Considera-se que pertencem a uma família de palavras as palavras com o mesmo radical. Será que campeão é da família de campo, ou atravessar é da família de travesseiro?

Resposta:

Tendo em consideração que a família de palavras é definida pelas palavras que têm em comum um mesmo radical, pode dizer-se que, por razões históricas, campeão é da família de campo, e travesseiro, da família de atravessar. Mas vale a pena deixar breves comentários:

1. A palavra campeão está muito indiretamente ligada a campo, porque, embora tenha um radical de origem latina (camp-), terá aparecido em português como um empréstimo, conforme explica o Dicionário Houaiss: «[do] germ[ânico] ocid[ental] *kampjo, der[ivado] de kamp, "campo de batalha", este do lat[im] campus; talvez pelo fr[ancês] champion [...].»

2. Quanto a travesseiro, «almofada [...] que se coloca à cabeceira da cama e serve para descansar a cabeça, ao dormir», trata-se de um derivado não de atravessar, mas de travesso, também segundo a mesma fonte: «travesso + -eiro; o nome advém do fato de ser uma espécie de almofada que se põe na cama atravessada em relação ao comprimento da mesma.»

Pergunta:

Costumo ouvir «o síndrome». Creio que a palavra é feminina: «a síndrome».

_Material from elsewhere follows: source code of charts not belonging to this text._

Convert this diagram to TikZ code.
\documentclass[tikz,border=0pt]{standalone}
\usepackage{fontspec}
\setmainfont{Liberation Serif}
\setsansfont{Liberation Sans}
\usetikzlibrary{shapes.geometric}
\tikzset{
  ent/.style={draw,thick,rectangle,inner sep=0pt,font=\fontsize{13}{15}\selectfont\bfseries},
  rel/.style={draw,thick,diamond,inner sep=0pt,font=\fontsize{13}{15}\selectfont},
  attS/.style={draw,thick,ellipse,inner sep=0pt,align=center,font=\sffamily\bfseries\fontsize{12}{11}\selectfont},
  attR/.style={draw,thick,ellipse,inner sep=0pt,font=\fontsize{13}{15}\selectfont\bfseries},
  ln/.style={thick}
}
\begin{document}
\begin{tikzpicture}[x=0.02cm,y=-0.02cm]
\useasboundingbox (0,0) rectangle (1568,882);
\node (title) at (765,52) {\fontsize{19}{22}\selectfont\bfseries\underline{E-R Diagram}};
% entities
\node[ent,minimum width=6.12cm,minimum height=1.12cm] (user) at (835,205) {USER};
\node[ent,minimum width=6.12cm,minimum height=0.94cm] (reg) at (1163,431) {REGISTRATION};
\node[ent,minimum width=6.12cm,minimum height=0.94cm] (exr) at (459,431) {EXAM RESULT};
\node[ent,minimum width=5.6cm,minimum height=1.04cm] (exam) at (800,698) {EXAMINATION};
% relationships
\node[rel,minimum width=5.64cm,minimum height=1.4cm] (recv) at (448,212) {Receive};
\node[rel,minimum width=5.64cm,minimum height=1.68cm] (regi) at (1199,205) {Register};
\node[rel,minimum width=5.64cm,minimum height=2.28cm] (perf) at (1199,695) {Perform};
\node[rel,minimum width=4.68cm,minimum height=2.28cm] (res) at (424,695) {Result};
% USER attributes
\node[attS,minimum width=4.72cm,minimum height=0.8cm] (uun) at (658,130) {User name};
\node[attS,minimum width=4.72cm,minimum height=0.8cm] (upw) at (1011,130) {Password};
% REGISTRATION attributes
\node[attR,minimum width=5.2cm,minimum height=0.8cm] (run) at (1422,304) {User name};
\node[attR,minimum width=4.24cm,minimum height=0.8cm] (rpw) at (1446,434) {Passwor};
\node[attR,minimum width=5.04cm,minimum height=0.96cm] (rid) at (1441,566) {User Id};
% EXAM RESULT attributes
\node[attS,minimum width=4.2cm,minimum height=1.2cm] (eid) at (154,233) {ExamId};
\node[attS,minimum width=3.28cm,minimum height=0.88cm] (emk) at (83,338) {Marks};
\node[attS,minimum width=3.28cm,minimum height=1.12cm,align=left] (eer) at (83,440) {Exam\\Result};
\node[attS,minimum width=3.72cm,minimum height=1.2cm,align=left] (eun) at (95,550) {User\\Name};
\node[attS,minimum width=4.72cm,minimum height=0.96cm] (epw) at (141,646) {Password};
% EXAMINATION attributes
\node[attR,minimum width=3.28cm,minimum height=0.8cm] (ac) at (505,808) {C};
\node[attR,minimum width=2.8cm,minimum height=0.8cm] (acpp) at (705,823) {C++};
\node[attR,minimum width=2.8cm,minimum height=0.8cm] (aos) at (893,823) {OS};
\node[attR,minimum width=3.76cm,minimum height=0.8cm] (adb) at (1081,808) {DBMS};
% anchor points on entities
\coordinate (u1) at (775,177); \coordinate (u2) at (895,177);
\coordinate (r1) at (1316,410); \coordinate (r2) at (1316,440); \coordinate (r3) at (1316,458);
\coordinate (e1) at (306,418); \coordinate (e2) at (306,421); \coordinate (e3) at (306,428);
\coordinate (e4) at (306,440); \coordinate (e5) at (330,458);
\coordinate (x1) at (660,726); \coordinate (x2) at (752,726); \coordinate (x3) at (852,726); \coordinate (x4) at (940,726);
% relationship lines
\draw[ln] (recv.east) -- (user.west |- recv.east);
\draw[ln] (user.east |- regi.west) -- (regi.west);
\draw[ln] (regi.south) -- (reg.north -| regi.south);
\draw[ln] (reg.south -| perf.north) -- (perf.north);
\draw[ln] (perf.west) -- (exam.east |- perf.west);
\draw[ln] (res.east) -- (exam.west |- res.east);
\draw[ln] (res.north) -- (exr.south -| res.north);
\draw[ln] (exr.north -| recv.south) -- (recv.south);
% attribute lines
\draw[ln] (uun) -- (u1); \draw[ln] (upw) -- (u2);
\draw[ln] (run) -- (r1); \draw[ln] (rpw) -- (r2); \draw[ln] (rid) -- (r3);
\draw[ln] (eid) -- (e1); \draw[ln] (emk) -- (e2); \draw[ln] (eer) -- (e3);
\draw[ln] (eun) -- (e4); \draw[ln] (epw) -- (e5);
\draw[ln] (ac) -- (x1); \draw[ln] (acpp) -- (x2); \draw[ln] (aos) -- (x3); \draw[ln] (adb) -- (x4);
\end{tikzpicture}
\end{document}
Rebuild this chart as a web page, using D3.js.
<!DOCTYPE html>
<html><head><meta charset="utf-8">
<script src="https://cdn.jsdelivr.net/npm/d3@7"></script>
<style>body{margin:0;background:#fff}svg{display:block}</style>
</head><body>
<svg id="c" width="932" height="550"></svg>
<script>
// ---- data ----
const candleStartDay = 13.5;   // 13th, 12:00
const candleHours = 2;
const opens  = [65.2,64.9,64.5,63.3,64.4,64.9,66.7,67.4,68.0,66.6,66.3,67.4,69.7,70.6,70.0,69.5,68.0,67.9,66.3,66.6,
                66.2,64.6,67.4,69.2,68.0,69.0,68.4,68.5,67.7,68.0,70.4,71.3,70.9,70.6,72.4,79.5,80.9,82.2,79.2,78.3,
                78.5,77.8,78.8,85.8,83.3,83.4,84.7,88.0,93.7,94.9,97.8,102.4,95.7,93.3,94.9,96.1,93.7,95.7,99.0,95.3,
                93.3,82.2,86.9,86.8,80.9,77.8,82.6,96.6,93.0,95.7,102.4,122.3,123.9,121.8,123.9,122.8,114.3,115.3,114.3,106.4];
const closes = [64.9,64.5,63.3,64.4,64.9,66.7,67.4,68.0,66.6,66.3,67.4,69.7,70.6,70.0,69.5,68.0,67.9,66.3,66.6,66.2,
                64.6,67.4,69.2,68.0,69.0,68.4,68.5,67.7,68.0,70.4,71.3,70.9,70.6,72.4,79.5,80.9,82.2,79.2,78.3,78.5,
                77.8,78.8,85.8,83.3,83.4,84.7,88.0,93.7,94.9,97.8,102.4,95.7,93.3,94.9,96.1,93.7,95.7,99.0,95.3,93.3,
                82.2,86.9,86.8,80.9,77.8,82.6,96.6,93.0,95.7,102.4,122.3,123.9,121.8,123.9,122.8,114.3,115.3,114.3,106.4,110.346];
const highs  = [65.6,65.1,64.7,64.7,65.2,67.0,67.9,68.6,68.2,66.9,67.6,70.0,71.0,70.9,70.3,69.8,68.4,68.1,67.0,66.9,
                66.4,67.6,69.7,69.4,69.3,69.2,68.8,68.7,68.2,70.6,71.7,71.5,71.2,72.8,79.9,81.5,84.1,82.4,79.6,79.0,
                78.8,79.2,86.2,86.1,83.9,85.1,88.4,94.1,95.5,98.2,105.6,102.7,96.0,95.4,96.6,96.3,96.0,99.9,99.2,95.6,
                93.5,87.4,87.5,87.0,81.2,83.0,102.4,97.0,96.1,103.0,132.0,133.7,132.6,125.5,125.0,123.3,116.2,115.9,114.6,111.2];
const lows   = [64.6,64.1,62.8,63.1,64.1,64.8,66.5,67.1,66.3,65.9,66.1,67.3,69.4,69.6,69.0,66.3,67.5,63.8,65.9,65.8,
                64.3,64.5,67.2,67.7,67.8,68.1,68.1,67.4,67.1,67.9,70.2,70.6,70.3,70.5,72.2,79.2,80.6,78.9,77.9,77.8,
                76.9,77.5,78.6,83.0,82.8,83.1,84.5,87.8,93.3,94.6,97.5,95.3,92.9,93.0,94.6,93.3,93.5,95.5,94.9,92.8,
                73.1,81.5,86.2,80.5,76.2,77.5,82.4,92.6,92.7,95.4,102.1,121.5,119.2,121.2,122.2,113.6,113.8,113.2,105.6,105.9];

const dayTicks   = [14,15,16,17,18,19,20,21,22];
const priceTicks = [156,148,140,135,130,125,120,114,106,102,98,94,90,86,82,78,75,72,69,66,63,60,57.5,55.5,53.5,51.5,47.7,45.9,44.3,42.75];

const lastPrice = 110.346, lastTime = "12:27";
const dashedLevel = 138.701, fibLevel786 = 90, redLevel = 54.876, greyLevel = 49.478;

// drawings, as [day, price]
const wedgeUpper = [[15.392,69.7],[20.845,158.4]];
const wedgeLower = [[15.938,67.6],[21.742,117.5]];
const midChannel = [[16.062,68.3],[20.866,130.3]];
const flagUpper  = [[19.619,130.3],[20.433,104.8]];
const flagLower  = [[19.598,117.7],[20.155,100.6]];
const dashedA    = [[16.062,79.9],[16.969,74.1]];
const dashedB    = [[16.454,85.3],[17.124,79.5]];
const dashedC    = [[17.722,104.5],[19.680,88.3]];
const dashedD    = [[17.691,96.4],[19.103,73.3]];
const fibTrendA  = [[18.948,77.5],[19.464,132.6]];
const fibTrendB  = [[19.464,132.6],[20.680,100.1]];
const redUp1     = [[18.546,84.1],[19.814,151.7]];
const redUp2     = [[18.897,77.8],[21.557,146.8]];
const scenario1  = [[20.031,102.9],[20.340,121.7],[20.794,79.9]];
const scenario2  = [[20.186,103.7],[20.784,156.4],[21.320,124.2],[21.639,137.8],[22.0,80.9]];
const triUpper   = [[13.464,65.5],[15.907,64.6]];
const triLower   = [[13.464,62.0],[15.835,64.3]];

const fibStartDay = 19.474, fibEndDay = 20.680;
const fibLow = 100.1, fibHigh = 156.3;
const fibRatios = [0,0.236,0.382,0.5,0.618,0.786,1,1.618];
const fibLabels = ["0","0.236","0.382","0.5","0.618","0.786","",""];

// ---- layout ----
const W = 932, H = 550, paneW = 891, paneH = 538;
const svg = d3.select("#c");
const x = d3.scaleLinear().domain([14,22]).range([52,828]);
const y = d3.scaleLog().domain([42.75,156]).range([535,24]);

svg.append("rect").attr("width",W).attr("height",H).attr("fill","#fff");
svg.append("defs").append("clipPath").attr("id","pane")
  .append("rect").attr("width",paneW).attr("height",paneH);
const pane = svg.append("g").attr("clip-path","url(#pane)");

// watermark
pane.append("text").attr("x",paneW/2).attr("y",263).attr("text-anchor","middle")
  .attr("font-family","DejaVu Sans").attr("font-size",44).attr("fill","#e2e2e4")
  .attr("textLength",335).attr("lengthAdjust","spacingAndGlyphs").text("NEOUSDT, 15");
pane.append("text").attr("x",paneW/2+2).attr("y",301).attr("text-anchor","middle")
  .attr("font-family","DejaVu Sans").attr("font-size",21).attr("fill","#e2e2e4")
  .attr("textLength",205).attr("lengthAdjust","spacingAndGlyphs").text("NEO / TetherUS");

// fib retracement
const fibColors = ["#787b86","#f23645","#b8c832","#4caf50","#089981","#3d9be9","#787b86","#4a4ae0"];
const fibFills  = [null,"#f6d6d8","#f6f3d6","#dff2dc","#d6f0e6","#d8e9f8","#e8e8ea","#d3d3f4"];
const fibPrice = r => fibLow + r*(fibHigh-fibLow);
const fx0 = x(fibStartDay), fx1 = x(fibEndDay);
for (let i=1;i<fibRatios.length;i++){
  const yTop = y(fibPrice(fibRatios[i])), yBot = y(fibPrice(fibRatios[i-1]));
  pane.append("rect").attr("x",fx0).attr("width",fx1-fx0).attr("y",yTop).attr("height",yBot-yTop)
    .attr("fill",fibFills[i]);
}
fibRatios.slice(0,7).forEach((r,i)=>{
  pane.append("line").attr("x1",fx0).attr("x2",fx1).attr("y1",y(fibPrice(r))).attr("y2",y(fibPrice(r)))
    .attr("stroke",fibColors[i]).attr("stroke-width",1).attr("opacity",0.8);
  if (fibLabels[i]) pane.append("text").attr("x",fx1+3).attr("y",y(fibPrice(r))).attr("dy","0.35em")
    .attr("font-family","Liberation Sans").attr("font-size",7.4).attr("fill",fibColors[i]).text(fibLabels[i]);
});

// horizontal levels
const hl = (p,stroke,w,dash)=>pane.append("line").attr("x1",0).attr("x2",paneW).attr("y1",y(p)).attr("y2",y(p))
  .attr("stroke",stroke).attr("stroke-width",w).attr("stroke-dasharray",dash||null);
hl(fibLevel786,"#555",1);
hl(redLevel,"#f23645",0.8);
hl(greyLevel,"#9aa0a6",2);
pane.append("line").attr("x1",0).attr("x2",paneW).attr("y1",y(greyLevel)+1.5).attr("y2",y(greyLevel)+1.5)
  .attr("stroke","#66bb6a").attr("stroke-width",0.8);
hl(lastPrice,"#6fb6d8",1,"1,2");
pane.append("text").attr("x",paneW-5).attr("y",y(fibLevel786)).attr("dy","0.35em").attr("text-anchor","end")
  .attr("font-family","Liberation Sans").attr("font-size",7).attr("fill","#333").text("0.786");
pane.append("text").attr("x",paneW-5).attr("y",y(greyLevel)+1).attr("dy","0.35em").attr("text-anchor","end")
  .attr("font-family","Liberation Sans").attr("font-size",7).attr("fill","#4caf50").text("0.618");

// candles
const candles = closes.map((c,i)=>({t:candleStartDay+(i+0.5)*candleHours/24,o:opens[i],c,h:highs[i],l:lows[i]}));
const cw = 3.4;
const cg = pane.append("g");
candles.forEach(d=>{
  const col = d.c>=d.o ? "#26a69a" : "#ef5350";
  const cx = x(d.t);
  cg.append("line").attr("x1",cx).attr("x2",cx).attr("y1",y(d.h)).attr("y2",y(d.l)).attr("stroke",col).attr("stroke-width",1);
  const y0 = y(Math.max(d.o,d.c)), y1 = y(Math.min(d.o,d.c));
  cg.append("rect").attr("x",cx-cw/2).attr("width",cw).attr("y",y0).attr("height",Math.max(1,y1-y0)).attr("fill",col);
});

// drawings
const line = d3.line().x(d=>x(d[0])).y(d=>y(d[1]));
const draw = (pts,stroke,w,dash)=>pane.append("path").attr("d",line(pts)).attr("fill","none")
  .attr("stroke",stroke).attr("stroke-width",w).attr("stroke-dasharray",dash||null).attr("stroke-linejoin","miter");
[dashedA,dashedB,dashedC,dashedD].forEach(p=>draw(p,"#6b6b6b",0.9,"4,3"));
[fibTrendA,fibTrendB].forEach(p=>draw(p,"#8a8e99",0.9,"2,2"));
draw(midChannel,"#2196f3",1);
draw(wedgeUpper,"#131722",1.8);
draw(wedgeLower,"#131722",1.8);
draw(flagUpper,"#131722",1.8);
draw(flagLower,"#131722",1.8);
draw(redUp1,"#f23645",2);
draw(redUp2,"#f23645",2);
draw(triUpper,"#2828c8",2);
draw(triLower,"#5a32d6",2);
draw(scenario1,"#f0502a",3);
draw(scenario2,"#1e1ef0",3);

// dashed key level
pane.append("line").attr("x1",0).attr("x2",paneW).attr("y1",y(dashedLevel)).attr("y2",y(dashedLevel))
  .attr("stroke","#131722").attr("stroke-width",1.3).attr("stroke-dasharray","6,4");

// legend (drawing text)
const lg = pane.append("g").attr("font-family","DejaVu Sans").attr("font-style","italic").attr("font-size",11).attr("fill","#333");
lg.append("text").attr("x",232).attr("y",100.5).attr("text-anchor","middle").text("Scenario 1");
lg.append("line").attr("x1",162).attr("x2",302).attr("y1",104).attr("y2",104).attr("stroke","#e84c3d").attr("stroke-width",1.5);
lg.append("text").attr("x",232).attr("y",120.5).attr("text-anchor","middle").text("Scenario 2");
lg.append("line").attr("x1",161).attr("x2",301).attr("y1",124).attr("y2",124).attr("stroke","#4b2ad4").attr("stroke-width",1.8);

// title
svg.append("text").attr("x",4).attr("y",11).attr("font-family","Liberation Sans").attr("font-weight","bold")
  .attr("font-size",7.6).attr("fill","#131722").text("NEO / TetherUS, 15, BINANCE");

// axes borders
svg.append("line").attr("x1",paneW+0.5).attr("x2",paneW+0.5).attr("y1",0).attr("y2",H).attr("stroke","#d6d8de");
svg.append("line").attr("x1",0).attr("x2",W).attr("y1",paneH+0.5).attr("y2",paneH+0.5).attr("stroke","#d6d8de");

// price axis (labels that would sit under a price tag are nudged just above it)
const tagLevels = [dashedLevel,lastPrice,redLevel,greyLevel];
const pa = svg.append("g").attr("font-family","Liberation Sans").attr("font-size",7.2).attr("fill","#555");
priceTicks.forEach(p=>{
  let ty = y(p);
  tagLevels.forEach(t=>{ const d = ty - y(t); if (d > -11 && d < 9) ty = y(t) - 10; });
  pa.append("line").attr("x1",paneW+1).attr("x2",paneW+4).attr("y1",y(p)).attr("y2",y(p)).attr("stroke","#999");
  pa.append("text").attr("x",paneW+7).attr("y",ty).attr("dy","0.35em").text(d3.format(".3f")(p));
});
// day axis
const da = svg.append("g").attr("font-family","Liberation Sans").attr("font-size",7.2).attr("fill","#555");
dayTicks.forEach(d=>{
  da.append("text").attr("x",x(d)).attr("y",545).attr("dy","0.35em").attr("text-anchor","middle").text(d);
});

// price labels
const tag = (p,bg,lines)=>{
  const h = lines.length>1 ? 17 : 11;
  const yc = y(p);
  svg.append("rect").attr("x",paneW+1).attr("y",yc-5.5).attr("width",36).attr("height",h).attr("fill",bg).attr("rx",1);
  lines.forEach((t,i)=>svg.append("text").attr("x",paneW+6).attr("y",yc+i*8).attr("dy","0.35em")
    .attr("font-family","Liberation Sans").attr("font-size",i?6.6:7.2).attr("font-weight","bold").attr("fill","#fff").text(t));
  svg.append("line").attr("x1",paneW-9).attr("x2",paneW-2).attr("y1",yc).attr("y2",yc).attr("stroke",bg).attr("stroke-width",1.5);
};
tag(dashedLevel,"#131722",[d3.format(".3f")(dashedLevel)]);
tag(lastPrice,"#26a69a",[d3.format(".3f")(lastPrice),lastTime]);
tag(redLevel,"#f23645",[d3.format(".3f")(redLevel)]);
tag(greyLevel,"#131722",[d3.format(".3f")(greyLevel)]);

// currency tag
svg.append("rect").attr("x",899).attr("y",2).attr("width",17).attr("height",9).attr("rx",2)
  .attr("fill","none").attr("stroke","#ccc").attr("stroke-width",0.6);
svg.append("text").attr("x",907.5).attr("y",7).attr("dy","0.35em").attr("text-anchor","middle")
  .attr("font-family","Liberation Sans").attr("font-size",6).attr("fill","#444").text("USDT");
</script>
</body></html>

Existe também, no masculino, a variante «o sindroma», palavra grave?

Obrigada.

Resposta:

Recomenda-se síndrome ou síndroma, sempre esdrúxulas, do género feminino (cf. Dicionário da Língua Portuguesa, da Porto Editora). Também se regista síndromo (cf. Dicionário Priberam da Língua Portuguesa), variante pouco usada, também esdrúxula, mas do género masculino.

1 Daí que se diga «a sida», atendendo a que esta palavra é originalmente o acrónimo de «síndrome de imunodeficiência adquirida».